The main problem is that the beings have no idea what is happening because the planets wiped out seem exactly the same, but they do not respond to signals, and outside communication is impossible. All probes sent do not return, nor do they reply once they reach the surface of the planet.

Drake becomes the commander of the residents of the galaxy, in designing weapons and defenses, ideas that have long vanished from the minds of these beings. At this time, their technology allows for extremely powerful and deep manipulation of matter at a fundamental scale. An experimental technology called the caesura is used as the plot device to carry the novel. It is a means of instantaneous teleportation using exotic physics, which has by now developed to a stage where it will have no meaning to the causal being.
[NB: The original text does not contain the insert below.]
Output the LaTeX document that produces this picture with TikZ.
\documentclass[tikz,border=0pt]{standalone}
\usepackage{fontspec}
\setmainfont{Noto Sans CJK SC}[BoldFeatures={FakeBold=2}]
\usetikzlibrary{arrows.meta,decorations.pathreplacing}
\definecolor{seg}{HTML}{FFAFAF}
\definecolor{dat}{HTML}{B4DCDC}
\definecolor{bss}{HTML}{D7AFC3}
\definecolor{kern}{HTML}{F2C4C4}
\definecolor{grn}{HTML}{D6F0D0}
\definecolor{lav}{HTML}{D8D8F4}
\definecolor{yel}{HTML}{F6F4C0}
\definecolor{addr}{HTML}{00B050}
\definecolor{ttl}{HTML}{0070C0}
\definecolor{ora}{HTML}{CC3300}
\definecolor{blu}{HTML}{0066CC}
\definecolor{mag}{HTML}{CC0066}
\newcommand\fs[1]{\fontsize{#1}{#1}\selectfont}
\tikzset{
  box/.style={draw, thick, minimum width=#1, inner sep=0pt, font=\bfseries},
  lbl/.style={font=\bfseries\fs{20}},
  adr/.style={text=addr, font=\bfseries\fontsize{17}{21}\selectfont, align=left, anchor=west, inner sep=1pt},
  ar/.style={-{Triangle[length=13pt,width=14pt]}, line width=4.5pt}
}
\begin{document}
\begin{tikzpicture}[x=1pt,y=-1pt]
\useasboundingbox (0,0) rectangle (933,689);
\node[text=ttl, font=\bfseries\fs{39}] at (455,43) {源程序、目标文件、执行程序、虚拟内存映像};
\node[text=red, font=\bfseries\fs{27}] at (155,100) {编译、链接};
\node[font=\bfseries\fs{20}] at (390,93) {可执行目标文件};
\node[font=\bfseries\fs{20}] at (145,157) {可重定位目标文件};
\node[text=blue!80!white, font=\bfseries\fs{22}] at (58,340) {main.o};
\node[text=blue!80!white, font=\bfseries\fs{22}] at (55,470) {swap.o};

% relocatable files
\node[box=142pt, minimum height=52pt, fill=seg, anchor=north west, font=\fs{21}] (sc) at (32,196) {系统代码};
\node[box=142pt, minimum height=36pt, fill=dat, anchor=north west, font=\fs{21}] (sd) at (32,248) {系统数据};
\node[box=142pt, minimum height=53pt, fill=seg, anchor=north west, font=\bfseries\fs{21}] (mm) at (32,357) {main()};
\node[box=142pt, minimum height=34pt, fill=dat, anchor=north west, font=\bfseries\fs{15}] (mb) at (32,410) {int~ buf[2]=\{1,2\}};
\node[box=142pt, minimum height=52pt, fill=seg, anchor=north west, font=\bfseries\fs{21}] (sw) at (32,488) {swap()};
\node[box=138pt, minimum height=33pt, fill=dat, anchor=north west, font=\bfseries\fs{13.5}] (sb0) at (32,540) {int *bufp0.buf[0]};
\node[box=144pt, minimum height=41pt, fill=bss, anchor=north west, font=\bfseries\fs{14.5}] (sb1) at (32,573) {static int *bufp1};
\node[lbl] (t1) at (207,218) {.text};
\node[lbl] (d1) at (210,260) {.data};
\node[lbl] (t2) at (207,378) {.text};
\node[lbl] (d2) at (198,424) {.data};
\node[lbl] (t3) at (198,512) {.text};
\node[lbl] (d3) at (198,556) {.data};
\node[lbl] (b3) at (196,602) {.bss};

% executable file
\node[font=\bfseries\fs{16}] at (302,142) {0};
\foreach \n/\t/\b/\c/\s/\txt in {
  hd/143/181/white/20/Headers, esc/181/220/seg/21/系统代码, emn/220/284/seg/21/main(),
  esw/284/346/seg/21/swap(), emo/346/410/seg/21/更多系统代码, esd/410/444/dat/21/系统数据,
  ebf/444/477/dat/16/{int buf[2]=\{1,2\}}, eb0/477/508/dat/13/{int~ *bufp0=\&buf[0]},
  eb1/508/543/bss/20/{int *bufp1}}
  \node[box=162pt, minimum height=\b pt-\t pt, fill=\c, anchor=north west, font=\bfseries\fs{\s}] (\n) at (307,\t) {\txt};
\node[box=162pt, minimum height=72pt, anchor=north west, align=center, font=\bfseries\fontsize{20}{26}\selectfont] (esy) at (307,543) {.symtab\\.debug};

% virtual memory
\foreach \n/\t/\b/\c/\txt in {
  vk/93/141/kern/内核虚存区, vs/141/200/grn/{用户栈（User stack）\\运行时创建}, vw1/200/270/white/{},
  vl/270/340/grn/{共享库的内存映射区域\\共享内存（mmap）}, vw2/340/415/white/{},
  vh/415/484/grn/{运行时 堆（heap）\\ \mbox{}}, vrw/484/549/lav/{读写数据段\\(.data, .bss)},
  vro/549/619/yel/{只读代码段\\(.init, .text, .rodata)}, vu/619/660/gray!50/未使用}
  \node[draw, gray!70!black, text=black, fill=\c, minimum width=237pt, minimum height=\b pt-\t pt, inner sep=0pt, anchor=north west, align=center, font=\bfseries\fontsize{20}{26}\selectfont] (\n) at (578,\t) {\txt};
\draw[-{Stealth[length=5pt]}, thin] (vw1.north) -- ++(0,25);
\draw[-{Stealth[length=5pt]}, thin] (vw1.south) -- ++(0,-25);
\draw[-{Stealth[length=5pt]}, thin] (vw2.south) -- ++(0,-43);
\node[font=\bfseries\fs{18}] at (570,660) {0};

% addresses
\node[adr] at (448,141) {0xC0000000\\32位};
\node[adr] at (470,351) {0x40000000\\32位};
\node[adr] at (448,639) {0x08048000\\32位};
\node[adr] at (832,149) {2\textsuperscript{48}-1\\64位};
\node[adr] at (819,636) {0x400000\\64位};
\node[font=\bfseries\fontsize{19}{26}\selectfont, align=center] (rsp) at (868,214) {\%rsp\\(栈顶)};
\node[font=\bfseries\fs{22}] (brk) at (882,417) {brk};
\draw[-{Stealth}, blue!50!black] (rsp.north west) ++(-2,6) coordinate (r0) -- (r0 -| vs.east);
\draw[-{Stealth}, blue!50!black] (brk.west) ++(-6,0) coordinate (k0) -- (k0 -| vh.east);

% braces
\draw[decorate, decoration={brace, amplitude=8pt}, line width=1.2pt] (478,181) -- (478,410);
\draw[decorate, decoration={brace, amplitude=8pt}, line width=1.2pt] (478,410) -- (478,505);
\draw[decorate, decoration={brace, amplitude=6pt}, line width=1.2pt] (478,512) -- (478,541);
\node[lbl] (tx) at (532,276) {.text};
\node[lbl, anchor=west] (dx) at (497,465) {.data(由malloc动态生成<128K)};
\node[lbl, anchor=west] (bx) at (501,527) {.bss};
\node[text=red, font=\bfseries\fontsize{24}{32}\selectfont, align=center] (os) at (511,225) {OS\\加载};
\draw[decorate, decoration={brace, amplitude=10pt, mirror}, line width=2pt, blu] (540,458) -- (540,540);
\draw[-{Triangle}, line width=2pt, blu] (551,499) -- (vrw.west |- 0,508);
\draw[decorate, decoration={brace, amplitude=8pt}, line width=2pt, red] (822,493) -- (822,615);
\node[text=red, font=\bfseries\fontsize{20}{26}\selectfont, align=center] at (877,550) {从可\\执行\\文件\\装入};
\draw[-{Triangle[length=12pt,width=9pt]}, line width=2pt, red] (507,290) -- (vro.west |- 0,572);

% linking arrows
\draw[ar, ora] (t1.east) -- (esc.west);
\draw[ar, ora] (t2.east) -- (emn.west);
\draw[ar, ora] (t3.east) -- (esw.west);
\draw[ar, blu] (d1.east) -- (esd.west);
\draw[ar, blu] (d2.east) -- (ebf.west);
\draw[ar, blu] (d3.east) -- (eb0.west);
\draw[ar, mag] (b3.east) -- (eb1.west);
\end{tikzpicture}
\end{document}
This caesura is not guaranteed teleportation but has a low chance of succeeding.

Billions upon billions of copies of Drake are thus sent out to the planets on the border of the invasion, and by means of the caesura they are teleported back to the base to collect information about the threat. Eventually it is discovered that the threat is an exotic interplanetary type of plant life with spores that migrate between systems. These plants do not intentionally destroy the living beings on the planet, but as a result of their growth they do so.

After the cause of the problem is found, the posthumans decide that the militant Drake is no longer needed or deemed a positive influence—he is seen as too warlike. They tell him to merge with all the returning Drake copies, of which there are billions. This he agrees to, and over billions of years, he collates those copies—forming a collective mind of copies of himself. In one subplot, a version of himself was randomly teleported by the caesura to a distant galaxy, and he manages to return over a few billion years.

Finally, the collective version of Drake resolves to use the Omega Point to gain complete knowledge of everything and to restore Ana. The story ends on an ambiguous note as Ana is potentially revived, and they seek to create a new universe by means of the caesura to live in.